New life for Aquatic Park Pier: A Districts 2 and 3 team up

Aquatic Park Pier is of social and economic importance, but it is badly in need of rejuvenation. Photo: Courtesy Aaron Peskin

Many readers may know that Supervisor Catherine Stefani is a seasoned triathlete, but you may not know that she sometimes joins me for an early morning swim and brainstorming session at Aquatic Park. It was during one of these Districts 2 and 3 floating meetings that we began to map out a renewed effort to save one of San Francisco’s most historic maritime resources — and the city waterfront’s first line of defense against sea-level rise and wave action — the Aquatic Park Pier (Muni Pier).

Just as this tendril of a pier was once in District 3 but then became part of District 2 after the 2010 census redistricting, this part of San Francisco’s urban form has continued to be somewhat of a jurisdictional orphan, with every entity from the National Park Service to the Port of San Francisco to the Bay Conservation and Development Commission all playing vital roles in the Pier’s continued existence. After a meeting last month convened by Save Aquatic Park Pier, Supervisor Stefani and I, we hope all of these agencies will have clear roles in addressing the pier’s escalating deterioration and in ultimately saving this vital gateway to the waterfront.

Built by President Franklin Roosevelt’s Works Progress Administration (WPA) in 1933, the pier has served as a public spectator podium for some of the most breathtaking views of the city’s iconic skyline over the last 85 years, bringing a mix of tourists (Ghirardelli Square and The Buena Vista loom nearby) to workers (Williams-Sonoma has office space adjacent and fisherfolk depend on access to the bay) to history buffs (the Maritime Museum houses approximately 35,000 historic assets in the Aquatic Park Bathhouse Building) and the swimming and boating community (the South End Rowing Club and Dolphin Club both enjoy proud legacies nearby). Recent National Park Service safety risk assessments (previously done every five years and now bumped up to every two given the exacerbated conditions at the pier) have shown significant deterioration of the more than 600 pilings and deck, and a foreboding black fence has kept sightseers and photographers at bay from accessing the views from the 1,600-foot pier. A beautiful roundhouse graces the curvy 60-foot-wide pier, while the grand historic ships moored nearby bob with trepidation at the potential destruction that will be wrought when the Pier ultimately deteriorates all together. Nearby proposed public transit and pedestrian/cyclist connections have real potential (coupled with the upcoming completion of the Van Ness Bus Rapid Transit project) to vastly improve public access to the area.

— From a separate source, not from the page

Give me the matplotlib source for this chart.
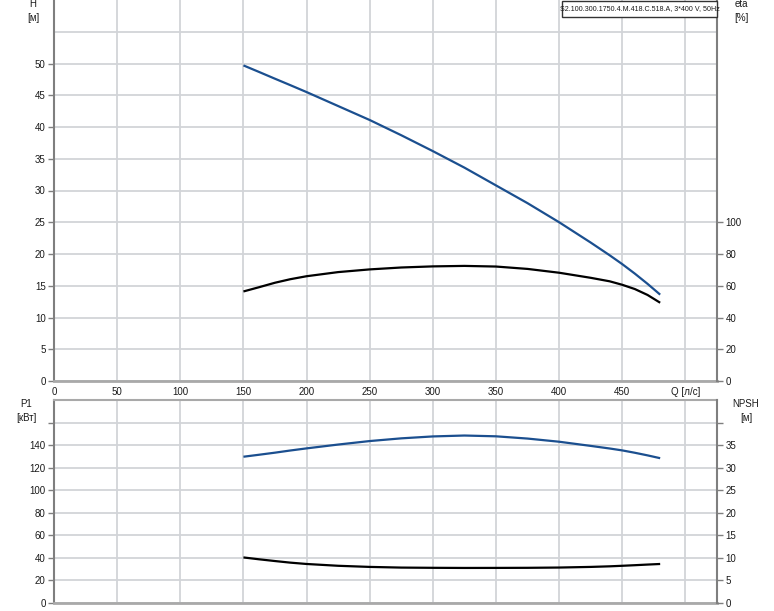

At a meeting at the Maritime Museum last month complete with color maps and butcher paper to-do lists, everyone from our city agencies to congressional representatives and the National Park Service agreed that saving the pier must be an immediate priority, not only because it’s a vital historic element anchoring the Aquatic Park Historic Landmark District and an immersive visitor experience with untapped potential, but also because it is a key safety buffer protecting swimmers, boaters, and ultimately the rest of the waterfront. Supervisor Stefani and I have assembled a regional working group, and we’re moving forward with an updated risk assessment and vision study for the Pier, leveraging our local, regional, and federal resources.

We know we need to act quickly, though, and will need the entire city’s support. The longer we wait to begin the rehab effort, the more costly the construction becomes (original projections in 2008 put the cost at $65 million, which has now grown to more than $100 million in reconstruction costs). And the more we risk losing critical historic and economic resources along the waterfront, which drive tourism from the northeast side of the city. Additionally, we attrite critical institutional knowledge, like the National Park Service’s superintendent, Kevin Hendricks, who retired last month after shepherding the daily life of Aquatic Park for 40 years.

I am delighted to be working with my colleague from District 2 on this important venture, and know that we have assembled a dream team of committed experts to fully realize the future for the northeastern waterfront so that generations of San Franciscans and visitors alike can enjoy this public treasure.